The larger γ′ particle sizes and γ channel widths in our reference cast SX (Table 3, [19]) are simply related to a more intense temperature exposure during the post cast solution/precipitation heat treatment of the SX alloy. It has been shown that similar γ′ particle sizes and γ channel widths can be obtained in SEBM materials by appropriate solution/precipitation heat treatments which follow SEBM processing [4].

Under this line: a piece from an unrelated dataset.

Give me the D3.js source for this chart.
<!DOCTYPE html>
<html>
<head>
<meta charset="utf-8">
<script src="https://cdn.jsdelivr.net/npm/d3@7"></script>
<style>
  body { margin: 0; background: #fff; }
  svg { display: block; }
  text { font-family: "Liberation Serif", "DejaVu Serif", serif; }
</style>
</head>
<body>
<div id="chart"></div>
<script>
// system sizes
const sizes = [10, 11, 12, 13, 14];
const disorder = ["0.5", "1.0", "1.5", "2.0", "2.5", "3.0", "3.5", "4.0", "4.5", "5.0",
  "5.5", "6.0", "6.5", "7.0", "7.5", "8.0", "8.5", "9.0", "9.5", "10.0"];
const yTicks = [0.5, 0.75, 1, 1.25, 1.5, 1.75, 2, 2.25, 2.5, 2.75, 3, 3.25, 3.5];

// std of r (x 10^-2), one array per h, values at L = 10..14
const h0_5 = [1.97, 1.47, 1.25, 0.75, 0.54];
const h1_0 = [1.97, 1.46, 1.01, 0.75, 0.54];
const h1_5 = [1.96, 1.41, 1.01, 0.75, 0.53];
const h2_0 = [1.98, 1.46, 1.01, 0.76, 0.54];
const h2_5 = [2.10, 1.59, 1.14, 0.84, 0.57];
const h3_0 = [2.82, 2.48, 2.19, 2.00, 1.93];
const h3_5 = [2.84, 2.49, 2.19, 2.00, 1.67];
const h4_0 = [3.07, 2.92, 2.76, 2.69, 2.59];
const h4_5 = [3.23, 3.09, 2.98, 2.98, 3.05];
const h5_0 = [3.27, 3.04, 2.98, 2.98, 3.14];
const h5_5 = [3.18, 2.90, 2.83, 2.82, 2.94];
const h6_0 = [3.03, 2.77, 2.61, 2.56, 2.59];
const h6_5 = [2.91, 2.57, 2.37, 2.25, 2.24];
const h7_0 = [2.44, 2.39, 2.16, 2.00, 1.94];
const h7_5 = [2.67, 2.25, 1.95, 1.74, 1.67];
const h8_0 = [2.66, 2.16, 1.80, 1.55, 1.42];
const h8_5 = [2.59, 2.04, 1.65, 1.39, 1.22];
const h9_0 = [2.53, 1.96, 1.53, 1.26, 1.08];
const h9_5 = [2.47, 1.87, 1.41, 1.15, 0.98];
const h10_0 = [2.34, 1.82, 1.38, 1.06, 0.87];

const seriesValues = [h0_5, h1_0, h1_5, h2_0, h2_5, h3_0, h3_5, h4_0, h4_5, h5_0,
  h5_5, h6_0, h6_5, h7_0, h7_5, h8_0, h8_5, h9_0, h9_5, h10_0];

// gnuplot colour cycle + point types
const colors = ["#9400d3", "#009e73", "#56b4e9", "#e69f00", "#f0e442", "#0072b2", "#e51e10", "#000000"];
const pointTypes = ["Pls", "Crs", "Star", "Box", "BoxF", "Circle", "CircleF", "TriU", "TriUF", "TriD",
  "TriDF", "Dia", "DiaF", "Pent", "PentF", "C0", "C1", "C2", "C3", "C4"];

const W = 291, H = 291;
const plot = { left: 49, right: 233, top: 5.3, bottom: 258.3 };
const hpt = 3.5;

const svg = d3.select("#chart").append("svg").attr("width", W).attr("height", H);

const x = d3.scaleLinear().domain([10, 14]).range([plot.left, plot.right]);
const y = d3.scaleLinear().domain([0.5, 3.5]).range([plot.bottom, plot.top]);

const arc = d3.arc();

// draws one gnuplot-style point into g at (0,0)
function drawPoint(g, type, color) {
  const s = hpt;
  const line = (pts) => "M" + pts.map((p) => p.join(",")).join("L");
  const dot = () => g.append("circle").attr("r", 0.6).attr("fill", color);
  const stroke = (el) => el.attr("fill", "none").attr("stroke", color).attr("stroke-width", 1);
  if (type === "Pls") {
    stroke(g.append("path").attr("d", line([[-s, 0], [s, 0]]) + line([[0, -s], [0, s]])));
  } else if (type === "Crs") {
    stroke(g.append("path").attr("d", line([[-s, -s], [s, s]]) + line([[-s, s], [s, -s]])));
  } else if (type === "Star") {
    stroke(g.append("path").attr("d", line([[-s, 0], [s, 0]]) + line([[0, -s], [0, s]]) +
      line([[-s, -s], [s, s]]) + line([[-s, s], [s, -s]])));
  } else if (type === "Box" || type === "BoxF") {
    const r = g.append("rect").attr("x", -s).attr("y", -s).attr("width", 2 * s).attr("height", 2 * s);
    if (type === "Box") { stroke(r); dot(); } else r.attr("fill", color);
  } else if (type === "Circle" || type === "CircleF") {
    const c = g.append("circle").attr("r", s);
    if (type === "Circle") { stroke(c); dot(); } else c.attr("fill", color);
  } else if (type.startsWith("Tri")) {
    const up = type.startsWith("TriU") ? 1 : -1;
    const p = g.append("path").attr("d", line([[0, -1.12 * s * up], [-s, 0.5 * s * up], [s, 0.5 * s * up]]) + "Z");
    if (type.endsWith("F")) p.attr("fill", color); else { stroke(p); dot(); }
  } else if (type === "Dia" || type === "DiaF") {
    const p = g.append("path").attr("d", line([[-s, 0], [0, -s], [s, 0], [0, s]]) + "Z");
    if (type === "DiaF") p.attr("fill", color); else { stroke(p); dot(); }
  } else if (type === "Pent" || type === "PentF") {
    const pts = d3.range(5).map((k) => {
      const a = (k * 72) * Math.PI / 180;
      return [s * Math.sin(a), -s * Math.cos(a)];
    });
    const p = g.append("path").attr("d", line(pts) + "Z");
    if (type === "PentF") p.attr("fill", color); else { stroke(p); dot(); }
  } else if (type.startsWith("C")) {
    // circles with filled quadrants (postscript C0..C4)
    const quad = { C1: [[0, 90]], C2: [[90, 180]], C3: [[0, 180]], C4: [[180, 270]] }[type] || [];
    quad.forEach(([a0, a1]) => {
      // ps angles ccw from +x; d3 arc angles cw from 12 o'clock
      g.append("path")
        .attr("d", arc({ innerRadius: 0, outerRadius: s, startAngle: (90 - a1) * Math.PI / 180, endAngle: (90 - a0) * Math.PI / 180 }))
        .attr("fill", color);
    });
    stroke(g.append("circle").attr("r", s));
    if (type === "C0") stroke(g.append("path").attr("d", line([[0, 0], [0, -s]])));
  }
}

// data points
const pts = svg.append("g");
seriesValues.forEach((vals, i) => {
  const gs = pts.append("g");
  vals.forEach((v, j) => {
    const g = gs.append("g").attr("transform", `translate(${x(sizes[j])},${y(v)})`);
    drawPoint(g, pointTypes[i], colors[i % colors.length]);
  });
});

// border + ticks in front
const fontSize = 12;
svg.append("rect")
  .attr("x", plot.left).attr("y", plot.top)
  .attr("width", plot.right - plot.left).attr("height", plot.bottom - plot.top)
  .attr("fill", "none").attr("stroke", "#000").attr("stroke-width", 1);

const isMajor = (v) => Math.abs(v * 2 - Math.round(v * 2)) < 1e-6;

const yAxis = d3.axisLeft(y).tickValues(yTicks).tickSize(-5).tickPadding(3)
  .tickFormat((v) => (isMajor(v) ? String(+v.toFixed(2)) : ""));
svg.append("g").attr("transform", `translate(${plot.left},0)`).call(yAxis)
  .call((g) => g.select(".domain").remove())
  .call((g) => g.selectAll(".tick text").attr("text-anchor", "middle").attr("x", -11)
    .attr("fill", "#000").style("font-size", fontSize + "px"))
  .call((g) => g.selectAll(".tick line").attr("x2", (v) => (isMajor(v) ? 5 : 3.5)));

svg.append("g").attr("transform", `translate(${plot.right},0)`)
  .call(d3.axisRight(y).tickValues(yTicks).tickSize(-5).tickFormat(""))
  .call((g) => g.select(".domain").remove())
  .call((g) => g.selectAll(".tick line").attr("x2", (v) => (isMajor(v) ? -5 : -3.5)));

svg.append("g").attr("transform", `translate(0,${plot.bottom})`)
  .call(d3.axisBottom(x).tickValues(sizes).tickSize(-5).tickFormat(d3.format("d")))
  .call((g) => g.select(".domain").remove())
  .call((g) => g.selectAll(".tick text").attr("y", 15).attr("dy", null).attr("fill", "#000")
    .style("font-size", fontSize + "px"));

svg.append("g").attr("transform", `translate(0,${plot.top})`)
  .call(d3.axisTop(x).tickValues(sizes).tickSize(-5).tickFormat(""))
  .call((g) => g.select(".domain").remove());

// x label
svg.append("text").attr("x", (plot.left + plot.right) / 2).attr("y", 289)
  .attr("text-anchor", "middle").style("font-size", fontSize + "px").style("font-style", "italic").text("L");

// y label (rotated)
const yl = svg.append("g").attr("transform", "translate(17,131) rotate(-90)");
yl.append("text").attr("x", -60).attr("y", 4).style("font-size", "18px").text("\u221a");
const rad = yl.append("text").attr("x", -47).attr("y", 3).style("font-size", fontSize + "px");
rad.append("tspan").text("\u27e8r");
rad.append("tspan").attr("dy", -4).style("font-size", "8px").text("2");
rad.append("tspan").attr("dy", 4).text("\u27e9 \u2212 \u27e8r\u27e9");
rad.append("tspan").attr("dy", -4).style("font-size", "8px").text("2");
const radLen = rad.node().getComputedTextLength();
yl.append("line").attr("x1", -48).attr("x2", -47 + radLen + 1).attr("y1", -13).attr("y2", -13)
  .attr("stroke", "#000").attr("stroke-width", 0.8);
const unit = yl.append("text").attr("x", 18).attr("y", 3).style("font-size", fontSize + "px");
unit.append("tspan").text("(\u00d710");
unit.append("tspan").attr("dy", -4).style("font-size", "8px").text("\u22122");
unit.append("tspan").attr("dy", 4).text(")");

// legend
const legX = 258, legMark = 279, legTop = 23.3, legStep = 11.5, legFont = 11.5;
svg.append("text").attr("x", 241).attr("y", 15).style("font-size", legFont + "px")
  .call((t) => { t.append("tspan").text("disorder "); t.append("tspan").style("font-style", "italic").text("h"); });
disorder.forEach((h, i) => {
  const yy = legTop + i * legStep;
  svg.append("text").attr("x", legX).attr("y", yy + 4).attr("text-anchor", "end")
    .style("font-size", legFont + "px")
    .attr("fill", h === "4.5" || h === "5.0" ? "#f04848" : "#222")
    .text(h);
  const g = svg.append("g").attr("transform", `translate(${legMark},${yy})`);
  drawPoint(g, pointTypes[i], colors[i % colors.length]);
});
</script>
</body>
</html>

One striking feature of SEBM Specimen A is its high dislocation density, Figure 5 and Figure 6. From a fundamental point of view, this opens new possibility to shed some light onto two areas which are difficult to investigate in conventionally cast SX. First, in conventionally cast SX, one cannot easily locate ingrown nests of dislocations. Dislocations can only be analyzed in the TEM, where a typical width of a thin foil region is 20 µm, while spacings between interdendritic regions where dislocation nests are located [21] are much larger. In contrast, TEM specimens taken from SEBM materials allow producing foils, where one can find several ingrown nests of dislocations in one micrograph (Figure 9). Second, TEM investigations of SEBM specimen can help to study the elementary dislocation processes which govern the formation of small angle grain boundaries, Figure 10. Further work is required to exploit these possibilities. From a technological point of view, this high dislocation density may well raise concerns, because it reflects the presence of high internal stresses, which can give rise to the formation of cracks as has been discussed in the literature [14].

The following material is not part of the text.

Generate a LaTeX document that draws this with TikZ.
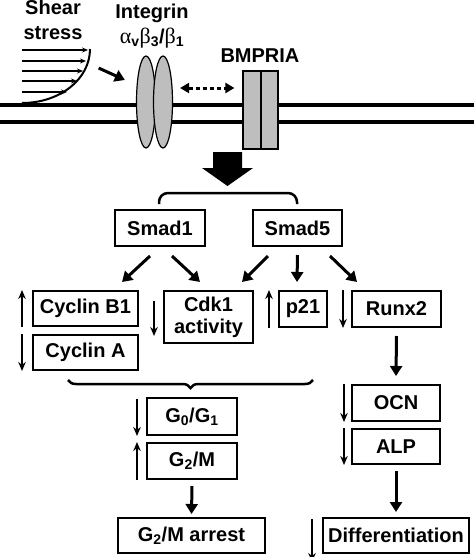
\documentclass[tikz,border=0pt]{standalone}
\usepackage{fontspec}
\setmainfont{Liberation Sans}
\newfontfamily\grk{Liberation Serif}
\usetikzlibrary{positioning,arrows.meta,shapes.geometric,decorations.pathreplacing}
\definecolor{recgray}{HTML}{BEBEBE}

\begin{document}
\begin{tikzpicture}[x=1pt,y=-1pt,
    box/.style={draw,line width=2pt,inner sep=0pt,minimum height=36pt,align=center,font=\bfseries\fontsize{20}{22}\selectfont},
    lbl/.style={inner sep=0pt,align=center,font=\bfseries\fontsize{20}{25}\selectfont},
    recep/.style={draw,line width=1.2pt,fill=recgray,inner sep=0pt},
    arr/.style={line width=3pt,-{Triangle[length=10pt,width=12pt]}},
    updown/.style={line width=1.8pt,-{Stealth[length=9pt,width=7.5pt]}},
    flow/.style={line width=1.4pt,-{Stealth[length=6pt,width=5pt]}}]
    \useasboundingbox (0,0) rectangle (474,557);
    \draw[line width=4pt] (0,105) -- (474,105);
    \draw[line width=4pt] (0,122) -- (474,122);
    \node[lbl] (shear) at (53,20) {Shear\\stress};
    \node[lbl] (integrin) at (152,26) {Integrin\\{\mdseries\grk\fontsize{22}{25}\selectfont α}\textsubscript{v}{\mdseries\grk\fontsize{22}{25}\selectfont β}\textsubscript{3}/{\mdseries\grk\fontsize{22}{25}\selectfont β}\textsubscript{1}};
    \node[lbl] (bmplbl) at (260,56) {BMPRIA};
    \foreach \yy/\xx in {50/88,61/86,71/83,81/77,92/67}
      \draw[flow] (22,\yy) -- (\xx,\yy);
    \draw[line width=2pt] (90,49) .. controls (90,79) and (60,103) .. (22,103);
    \node[recep,ellipse,minimum width=19pt,minimum height=92pt] (intA) at (146,102) {};
    \node[recep,ellipse,minimum width=19pt,minimum height=92pt] (intB) at (163,102) {};
    \node[recep,minimum width=18pt,minimum height=78pt] (bmpA) at (252,110) {};
    \node[recep,minimum width=17pt,minimum height=78pt] (bmpB) at (269.5,110) {};
    \draw[arr] ([shift={(16pt,-28pt)}]shear.south east) -- ([shift={(-11pt,22pt)}]intA.west);
    \draw[line width=3pt,dash pattern=on 4pt off 3pt,{Triangle[length=9pt,width=10pt]}-{Triangle[length=9pt,width=10pt]}] ([shift={(7pt,14pt)}]intB.east) -- ([shift={(-8pt,22pt)}]bmpA.west);
    \fill (213,152) -- (242,152) -- (242,168) -- (253,168) -- (227.5,186) -- (202,168) -- (213,168) -- cycle;
    \draw[line width=2.5pt,rounded corners=9pt] (159,204) -- (159,193) -- (297,193) -- (297,204);
    \node[box,minimum width=90pt] (smad1) at (160,228) {Smad1};
    \node[box,minimum width=89pt] (smad5) at (297.5,228) {Smad5};
    \node[box,minimum width=105pt,minimum height=35pt] (cycb) at (85.5,308.5) {Cyclin B1};
    \node[box,minimum width=105pt,minimum height=35pt] (cyca) at (85.5,352.5) {Cyclin A};
    \node[box,minimum width=89pt,minimum height=52pt] (cdk) at (208.5,317) {Cdk1\\activity};
    \node[box,minimum width=48pt] (p21) at (303,309) {p21};
    \node[box,minimum width=89pt] (runx) at (396.5,309) {Runx2};
    \node[box,minimum width=90pt,minimum height=37pt] (gzero) at (192,416.5) {G\textsubscript{0}/G\textsubscript{1}};
    \node[box,minimum width=90pt] (gtwo) at (192,461) {G\textsubscript{2}/M};
    \node[box,minimum width=147pt,minimum height=35pt] (arrest) at (191.5,535.5) {G\textsubscript{2}/M arrest};
    \node[box,minimum width=88pt] (ocn) at (396,403) {OCN};
    \node[box,minimum width=88pt,minimum height=35pt] (alp) at (396,446.5) {ALP};
    \node[box,minimum width=146pt,minimum height=35pt] (diff) at (396,535.5) {Differentiation};
    \draw[arr] ([xshift=-10pt,yshift=-9pt]smad1.south) -- ([xshift=36.5pt,yshift=8pt]cycb.north);
    \draw[arr] ([xshift=12pt,yshift=-9pt]smad1.south) -- ([xshift=-8.5pt,yshift=8pt]cdk.north);
    \draw[arr] ([xshift=-29.5pt,yshift=-9pt]smad5.south) -- ([xshift=33.5pt,yshift=8pt]cdk.north);
    \draw[arr] ([yshift=-8pt]smad5.south) -- ([xshift=-6pt,yshift=8pt]p21.north);
    \draw[arr] ([xshift=32.5pt,yshift=-9pt]smad5.south) -- ([xshift=-39.5pt,yshift=8pt]runx.north);
    \draw[arr] ([yshift=-8pt]runx.south) -- ([yshift=8pt]ocn.north);
    \draw[arr] ([yshift=-6pt]gtwo.south) -- ([yshift=3pt]arrest.north);
    \draw[arr] ([yshift=-6pt]alp.south) -- ([yshift=5pt]diff.north);
    \draw[updown] ([xshift=-10pt]cycb.south west) -- ([xshift=-10pt]cycb.north west);
    \draw[updown] ([xshift=-10pt]cyca.north west) -- ([xshift=-10pt]cyca.south west);
    \draw[updown] ([xshift=-9pt,yshift=-11pt]cdk.north west) -- ([xshift=-9pt,yshift=8pt]cdk.south west);
    \draw[updown] ([xshift=-9pt]p21.south west) -- ([xshift=-9pt]p21.north west);
    \draw[updown] ([xshift=-8pt]runx.north west) -- ([xshift=-8pt]runx.south west);
    \draw[updown] ([xshift=-9pt,yshift=-2pt]gzero.north west) -- ([xshift=-9pt]gzero.south west);
    \draw[updown] ([xshift=-9pt]gtwo.south west) -- ([xshift=-9pt]gtwo.north west);
    \draw[updown] ([xshift=-7pt]ocn.north west) -- ([xshift=-7pt]ocn.south west);
    \draw[updown] ([xshift=-7pt]alp.north west) -- ([xshift=-7pt]alp.south west);
    \draw[updown] ([xshift=-10pt,yshift=-2pt]diff.north west) -- ([xshift=-10pt,yshift=-8pt]diff.south west);
    \draw[line width=2.5pt,decorate,decoration={brace,mirror,amplitude=8pt}] (68,380) -- (313,380);
  \end{tikzpicture}
\end{document}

5. Summary and Conclusions

In the present work, advanced scanning and transmission electron microscopy is used to study the microstructures of two specimens, which were prepared by selective electron beam melting (SEBM) using a CMSX-4 powder. From the results obtained in the present work the following conclusions can be drawn:

(1)

Two microstructural results suggest that Ni-base superalloys produced by SEBM have microstructures close to thermodynamic equilibrium. Their γ′ volume fractions are similar to those which are observed after conventional SX casting and post-cast heat treatment. The partitioning behavior of alloy elements to dendritic/interdendritic regions (large scale heterogeneity) and to γ′ particles/γ channels (small scale heterogeneity) is similar.

(2)

The as-built SEBM microstructure shows all features that characterize the conventional solidification microstructures (dendrites, interdendritic regions, etc.). However, dendrite spacings are two orders of magnitude smaller than observed after SX casting. The smaller scale is beneficial, because it shortens the diffusion distances, which are required for homogenization during solution heat treatments.

(3)

The as-built SEBM microstructures feature elongated grains, which grow into the build direction of the SEBM process. All grains show close to <100> growth directions. EBSD results show that the columnar grains can be separated by low and high angle grain boundaries. On high angle grain boundaries, one finds coarse γ/γ′ microstructures (frequently) and TCP phase particles (µ phase type, occasionally). High angle grain boundaries result from rotations around the <100> build direction.

(4)

The results obtained in the present study show that SEBM microstructures strongly depend on a number of parameters, which all combine to yield an effective cooling rate. SEBM specimens that experience higher effective cooling rates show finer solidification microstructures, i.e., smaller dendrite spacings. Effective cooling rates are governed by the SEBM line energy, the scan strategy and the build temperature.

(5)

A striking feature of as processed SEBM specimens that were subjected to high cooling rates is a high dislocation density. From a fundamental point of view, this opens new possibilities for the investigation of elementary dislocation processes in the microstructure of Ni-base superalloys. From a technological point of view, this indicates the presence of high internal stresses that may well give rise to the formation of cracks.